From outside the cell I heard Grace. “Who's the pretty boy, and what is he talking about?”

He drew himself up and walked out, intoning, “I am Sir Forsythe the Good, fair maiden. I am here in service to my liege, Frank Blackthorne, Princess of Lendowyn, and the rightful Dark Queen of Nâtlac. And I am going to save you.”

There was a chorus of “what?” as Sir Forsythe strode through their midst. Mary gaped at him, and he bent down to kiss her hand. “Thank you, My Lady,” he said. Somehow he had taken the sword Mary had been holding.

Sir Forsythe raised the sword above his head and said, “Now, follow me.” He charged back the way we had come.

Grace sputtered, “What the f—”

“We better follow him,” I said. “He knows the way out.”

Everyone started chasing the charging knight. As we ran, Grace asked, “Who is Frank Blackthorne?”

“That would be me.”

“What?”

“Princess of Lendowyn? Dark Queen?” Mary sounded the words as if she had lost track of what they actually meant.

“Long story,” I responded.

Behind us I heard Laya say, “Aren't we running back toward—”

She didn't manage to finish the thought, because she was interrupted by Sir Forsythe bellowing, “Servants of the Usurper! Cower before the might of he who serves the true Queen of the Dark One!”

The statement was punctuated by a high-pitched scream as a flailing body sailed through the corridor toward us. Everyone dodged to hug the wall as a guardsman crumpled limp between us. After a moment of shock, Rabbit, Krys, and Laya descended on the body, stripping it of weapons and armor quicker than I thought possible.

Sir Forsythe, for all his bluster, seemed to have a hint of tactical competence, if not subtlety. He stood before the doorway to the upper levels, but not so close that anyone could fight him with the door.
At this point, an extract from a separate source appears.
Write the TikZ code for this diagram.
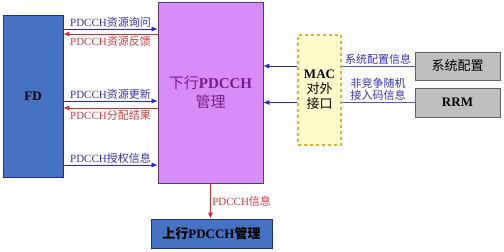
\documentclass[tikz,border=0pt]{standalone}
\usepackage{fontspec}
\setmainfont{Liberation Serif}
\newfontfamily\cjk{Noto Sans CJK SC}
\newcommand{\zh}[1]{{\cjk #1}}
\definecolor{fdBlue}{RGB}{70, 114, 196}
\definecolor{fdEdge}{RGB}{30, 50, 140}
\definecolor{dlPurple}{RGB}{215, 140, 250}
\definecolor{dlEdge}{RGB}{90, 60, 100}
\definecolor{dlText}{RGB}{120, 30, 140}
\definecolor{macFill}{RGB}{255, 253, 204}
\definecolor{macEdge}{RGB}{240, 170, 60}
\definecolor{boxGray}{RGB}{191, 191, 191}
\definecolor{grayEdge}{RGB}{100, 100, 100}
\definecolor{lnBlue}{RGB}{40, 40, 210}
\definecolor{txBlue}{RGB}{50, 50, 180}
\definecolor{lnRed}{RGB}{220, 40, 40}
\definecolor{txRed}{RGB}{210, 60, 60}
\usetikzlibrary{arrows.meta, positioning, calc}
\tikzset{
  block/.style={rectangle, draw=#1, thick, inner sep=0pt, align=center},
  bluebox/.style={block=fdEdge, fill=fdBlue, font=\fontsize{13}{15}\selectfont\bfseries},
  graybox/.style={block=grayEdge, fill=boxGray, font=\fontsize{13}{15}\selectfont},
  lbl/.style={font=\fontsize{11}{12}\selectfont, inner sep=1.5pt},
  bluearrow/.style={-{Latex[length=6pt, width=5pt]}, lnBlue, semithick},
  redarrow/.style={-{Latex[length=6pt, width=5pt]}, lnRed, semithick},
  blueline/.style={lnBlue!80, semithick},
}

\begin{document}
\begin{tikzpicture}[x=1pt, y=-1pt]
  \useasboundingbox (0,0) rectangle (504,252);

  % Main blocks
  \node[bluebox, minimum width=60pt, minimum height=162pt] (fd) at (33,96) {FD};
  \node[block=dlEdge, fill=dlPurple, text=dlText, minimum width=105pt, minimum height=181pt,
        font=\fontsize{15}{19}\selectfont] (dl) at (210.5,92.5) {\zh{下行}\textbf{PDCCH}\\\zh{管理}};
  \node[block=macEdge, fill=macFill, dashed, very thick, minimum width=43pt, minimum height=110pt,
        font=\fontsize{13}{15}\selectfont] (mac) at (319.5,90) {\textbf{MAC}\\\zh{对外}\\\zh{接口}};
  \node[graybox, minimum width=85pt, minimum height=28pt] (cfg) at (457.5,66) {\zh{系统配置}};
  \node[graybox, minimum width=85pt, minimum height=29pt, font=\fontsize{13}{15}\selectfont\bfseries] (rrm) at (457.5,102.5) {RRM};
  \node[bluebox, minimum width=121pt, minimum height=29pt] (ul) at (211.5,233.5) {\zh{上行}PDCCH\zh{管理}};

  % Rows between FD and the downlink block
  \coordinate (r1) at (0,29);
  \coordinate (r2) at (0,34);
  \coordinate (r3) at (0,101);
  \coordinate (r4) at (0,108);
  \coordinate (r5) at (0,165);

  % Arrows FD <-> downlink block
  \draw[bluearrow] (fd.east |- r1) -- node[lbl, above, text=txBlue] {PDCCH\zh{资源询问}} (dl.west |- r1);
  \draw[redarrow] (dl.west |- r2) -- node[lbl, below, text=txRed] {PDCCH\zh{资源反馈}} (fd.east |- r2);
  \draw[bluearrow] (fd.east |- r3) -- node[lbl, above, text=txBlue] {PDCCH\zh{资源更新}} (dl.west |- r3);
  \draw[redarrow] (dl.west |- r4) -- node[lbl, below, text=txRed] {PDCCH\zh{分配结果}} (fd.east |- r4);
  \draw[bluearrow] (fd.east |- r5) -- node[lbl, above, text=txBlue] {PDCCH\zh{授权信息}} (dl.west |- r5);

  % MAC interface
  \draw[bluearrow] (mac.west |- cfg.west) -- (dl.east |- cfg.west);
  \draw[bluearrow] (mac.west |- rrm.west) -- (dl.east |- rrm.west);
  \draw[blueline] (cfg.west) -- node[lbl, above, text=txBlue] {\zh{系统配置信息}} (mac.east |- cfg.west);
  \draw[blueline] (rrm.west) -- node[lbl, above, text=txBlue, align=center, font=\fontsize{11}{12}\selectfont] {\zh{非竞争随机}\\\zh{接入码信息}} (mac.east |- rrm.west);

  % Downlink to uplink
  \draw[redarrow] (dl.south) -- node[lbl, right, text=txRed] {PDCCH\zh{信息}} (dl.south |- ul.north);
\end{tikzpicture}
\end{document}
But that meant that the guards—and I couldn't even see how many there were past the door—were forced to engage him one-on-one. That was not a winning proposition.

A guard took a step toward him and swung his weapon. Sir Forsythe effortlessly blocked it and grabbed the faceguard of the man's helmet with his free hand. Sir Forsythe pulled the man's head forward. As his opponent fell, Sir Forsythe bellowed, “Brilliant! Future generations will sing ballads of how bravely you stepped up and met your doom!”

The guard continued stumbling forward, and Sir Forsythe dropped his block and introduced his weapon to the back of the falling man's neck. The result was not pretty.